La Cour recommande également de définir clairement les relations entre les ministères sectoriels et les groupes industriels et les EPE non affiliées de manière à assurer une autonomie de décision opérationnelle pour les dirigeants des groupes et des EPE, mais aussi de « promouvoir une politique de partenariat avec le secteur privé national et étranger en vue d’assurer une meilleure gouvernance de l’entreprise et permettre, par ailleurs, à l’Etat de se consacrer aux EPE qu’il considère comme stratégiques ». Des recommandations qui semblent d’ailleurs, coller, du moins en partie, aux réformes projetées par le département de l’Industrie et au énième plan de restructuration qu’il entend déployer. D’ailleurs, dans ses réponses aux constatations de la Cour des comptes, le département d’Ahmed Zeghdar fait référence à un large redéploiement qui doit ouvrir la voie à terme à l’ouverture du capital de certains groupes publics, voire la privatisation de certaines EPE. Ainsi, dans la correspondance du ministère de l’Industrie que la Cour des comptes a versé à son rapport, celui-ci évoque la mise en place de nouvelles structures organisationnelles qui doivent coller aux objectifs de redéploiement et faire évoluer la législation, notamment en ce qui concerne le partenariat avec le privé, l’ouverture du capital des entreprises et la privatisation.

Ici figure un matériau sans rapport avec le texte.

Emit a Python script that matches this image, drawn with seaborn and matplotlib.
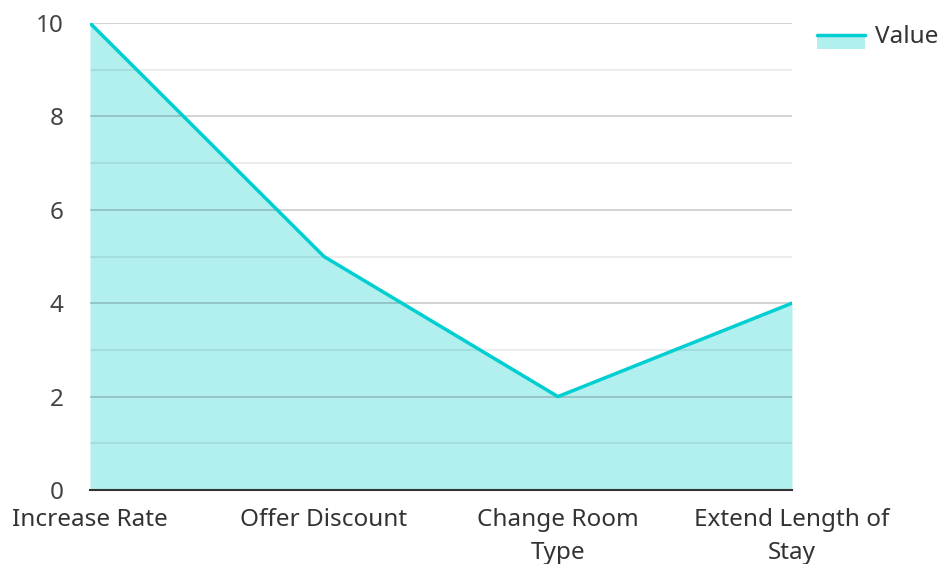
import matplotlib
matplotlib.use("Agg")
import matplotlib.pyplot as plt
import seaborn as sns
import pandas as pd
from matplotlib.legend_handler import HandlerBase
from matplotlib.patches import Rectangle
from matplotlib.lines import Line2D

categories = ["Increase Rate", "Offer Discount", "Change Room\nType", "Extend Length of\nStay"]
values = [10, 5, 2, 4]
series_name = "Value"

LINE = "#00CED1"
FILL = "#B2EFEF"
FS = 17.5

sns.set_theme(style="white")
plt.rcParams['font.family'] = ['Noto Sans', 'DejaVu Sans']

df = pd.DataFrame({"x": list(range(len(categories))), "y": values})

fig = plt.figure(figsize=(9.41, 5.64), dpi=100)
ax = fig.add_axes([0.0956, 0.1312, 0.746, 0.828])

ax.fill_between(df["x"], 0, df["y"], color=FILL, lw=0, zorder=1)
sns.lineplot(data=df, x="x", y="y", ax=ax, color=LINE, lw=2.5, zorder=3)

ax.set_xlim(0, len(categories) - 1)
ax.set_ylim(0, 10)
ax.set_yticks([0, 2, 4, 6, 8, 10])
ax.set_yticks([1, 3, 5, 7, 9], minor=True)
ax.set_xticks(range(len(categories)))
ax.set_xticklabels(categories, linespacing=1.48)
ax.grid(True, which="major", axis="y", color="#000000", alpha=0.2, lw=1.2, zorder=2)
ax.grid(True, which="minor", axis="y", color="#000000", alpha=0.09, lw=1.2, zorder=2)
ax.grid(False, axis="x")
ax.set_axisbelow(False)
for s in ["top", "right", "left"]:
    ax.spines[s].set_visible(False)
ax.spines["bottom"].set_color("#333333")
ax.spines["bottom"].set_linewidth(1.5)
ax.spines["bottom"].set_zorder(4)
ax.tick_params(axis="y", which="both", length=0, pad=19, labelsize=FS, labelcolor="#444444")
ax.tick_params(axis="x", which="both", length=0, pad=13, labelsize=FS, labelcolor="#333333")
ax.set_xlabel("")
ax.set_ylabel("")


class AreaHandler(HandlerBase):
    def create_artists(self, legend, orig_handle, xdescent, ydescent, width, height, fontsize, trans):
        y0 = -ydescent - 4.3
        r = Rectangle((-xdescent, y0), width, height * 0.85, facecolor=FILL, lw=0, transform=trans)
        l = Line2D([-xdescent, -xdescent + width], [y0 + height * 0.85] * 2, color=LINE, lw=2.5, transform=trans)
        return [r, l]


handle = Rectangle((0, 0), 1, 1)
leg = fig.legend([handle], [series_name], handler_map={Rectangle: AreaHandler()},
                 loc="center left", bbox_to_anchor=(0.868, 0.934), frameon=False,
                 fontsize=FS, handlelength=2.0, handleheight=0.62, handletextpad=0.4,
                 borderaxespad=0, borderpad=0)
for t in leg.get_texts():
    t.set_color("#333333")

fig.savefig("out.png", dpi=100)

Le département d’Ahmed Zeghdar explique ainsi avoir engagé une action dont l’étude est en cours d’examen par l’EPE ECOFIE, ayant pour objet la proposition de la création d’une nouvelle structure devant gérer les participations de l’Etat, et ce, « conformément aux instructions de monsieur le Premier ministre et des recommandations de la Conférence Nationale sur la relance de l’Industrie, tenue les 4, 5 et 6 décembre 2021 ». Il a également évoqué la mise en place d’une direction du redéploiement chargé de missions ayant trait à la promotion du partenariat, notamment à travers « la contribution à l’élaboration du programme de développement, de redéploiement, de privatisation et d’ouverture du capital du secteur public industriel » ; la préparation, en relation avec les parties concernées, des « programmes d’ouverture du capital et de privatisation des entreprises publiques économiques relevant du secteur de l’industrie  ; la proposition de toute mesure d’amélioration du dispositif législatif et réglementaire relatif à la privatisation et à l’ouverture du capital des entreprises publiques économiques industrielles la proposition de toute réorganisation de nature à renforcer la compétitivité et l’efficience des entreprises publiques économiques relevant du secteur de l’industrie » ;la gestion et suivi des actions spécifiques et des participations minoritaires et/ou majoritaires de l’Etat dans le capital des entreprises privatisées. Faisant référence à la promotion d’une politique de partenariat avec le secteur privé national et étranger, le ministère indique avoir prévu la mise en place d’une direction spécialement dédiée au partenariat, et ce dans le but d’encourager et d’encadrer les partenariats entre entreprises, notamment publiques et privées et de suivre leur mise en oeuvre ; de promouvoir et d’identifier, en coordination avec les parties concernées, les opportunités de partenariat entre les entreprises publiques économiques industrielles et les opérateurs privés nationaux et étrangers.